Angela Merkel’s imminent departure from politics after 16 years as German chancellor highlights the generational shift that is coming to European politics. A new cohort of leaders is preparing to step onto the political stage, one shaped less by the Cold War and rapid globalization than by rising environmental concerns and the erosion of the international order. 

To get a sense of what the arrival of this next generation will mean for the relationship between Europe and the United States, I spent the past five months interviewing a cross-section of young European political leaders — most of them under 40 — for the German Marshall Fund.

My biggest takeaway: While the U.S.’s failures in Afghanistan have raised doubts about the durability of the transatlantic relationship among older establishment figures, the priorities of the next generation of leaders lie elsewhere. For them, it’s not the Afghanistan debacle that raises questions about American trustworthiness. Instead, it is the risk that the U.S. will fail to follow through on its commitments to combat climate change. 

According to the people I spoke to, who agreed would remain anonymous, Washington’s decision to end its presence in Afghanistan is not a major concern for European voters. “I hardly hear any blaming of the U.S. and their trustworthiness toward allies and the Afghan people,” a member of the German Bundestag from the liberal Free Democrat Party told me. “The public perception is very much focused on internal topics and on the German failure when it comes to Afghanistan.” 

An Austrian People’s Party member of the European Parliament agreed: “The West has failed as a whole. There is no point in pointing the blame as this would only play into the hands of our opponents.” 

The disappointment among some of the foreign policy establishment about U.S. President Joe Biden is also not shared by this younger generation.  

“Whereas the opinion polls in the U.S. show a massive decline for Joe Biden,” observed the FDP member, “in Germany, I have not sensed any blame on the U.S. President. Joe Biden is still perceived as the ‘savior of the U.S.-European relation’ after Trump.” 

They do note, however, that he still has to show he can live up to their demanding expectations. 

“At the moment, expectations [of Biden] are very high, but Biden will have to deliver to keep that trust,” said a young Green Party member of the Swedish Riksdag. 

For many of those I spoke to, the most immediate test of U.S. reliability will be what Washington does on climate change and what Biden can deliver at the U.N. Climate Change Conference in Glasgow, Scotland in November. 
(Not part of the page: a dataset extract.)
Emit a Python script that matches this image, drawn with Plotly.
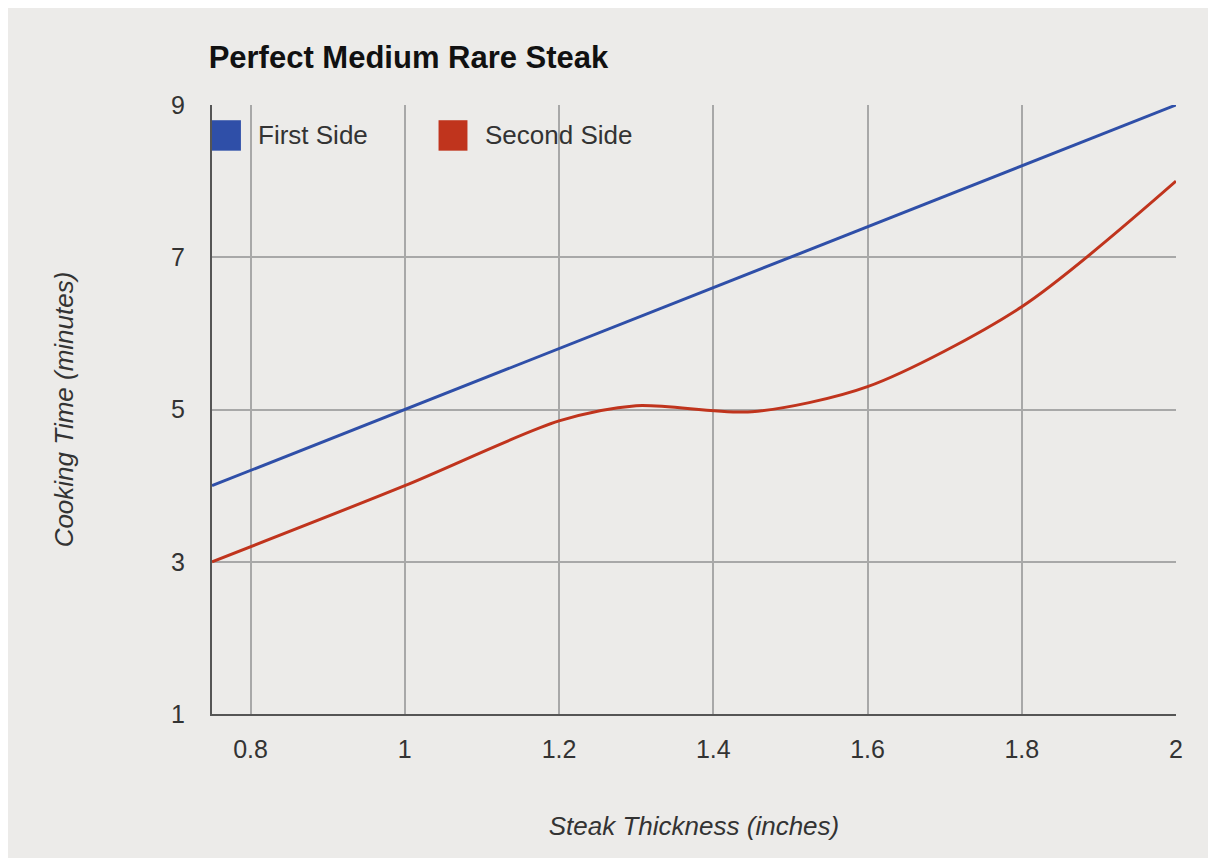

“If there is any single issue that [could change public trust in the U.S.], it is the way the Biden administration handles climate change,” a Christian Democrat in the Riksdag said. “When it comes to issues such as climate and international cooperation, America still has to rebuild trust.” 

The young leaders described fighting climate change as a defining issue and an ambitious challenge that will require close cooperation with the U.S. “We have to make climate change our ‘Man on the Moon’ challenge,” said a representative in the Bundestag from the left-wing Social Democratic Party. 

There are, however, doubts that Washington can be relied upon as a climate partner. “The big issue is that one of the major parties in the U.S. does not acknowledge climate change as a problem,” observed a Moderate Party Riksdag member. “Even if the Democrats are trustworthy, it is a problem that the other party is not.” 

The first test of U.S. trustworthiness on this issue will be whether the climate-related portions of the reconciliation bill, now before the U.S. Congress, survive in the face of Republican Party opposition — especially the tax incentives for wind and solar, electric vehicles and recharging stations. A significant scaling back or elimination of such support for climate resilience will signal that the U.S. is not really serious about climate change, whatever the Biden administration says in Glasgow. 

Beyond this immediate issue, however, next-generation leaders were notably short on what specifically they hoped the U.S. and Europe might do together to cope with global warming. But one thing was clear: If you’re looking for signs of the health of the future transatlantic relationship, don’t look at what happened in Kabul, look at what will happen in Glasgow.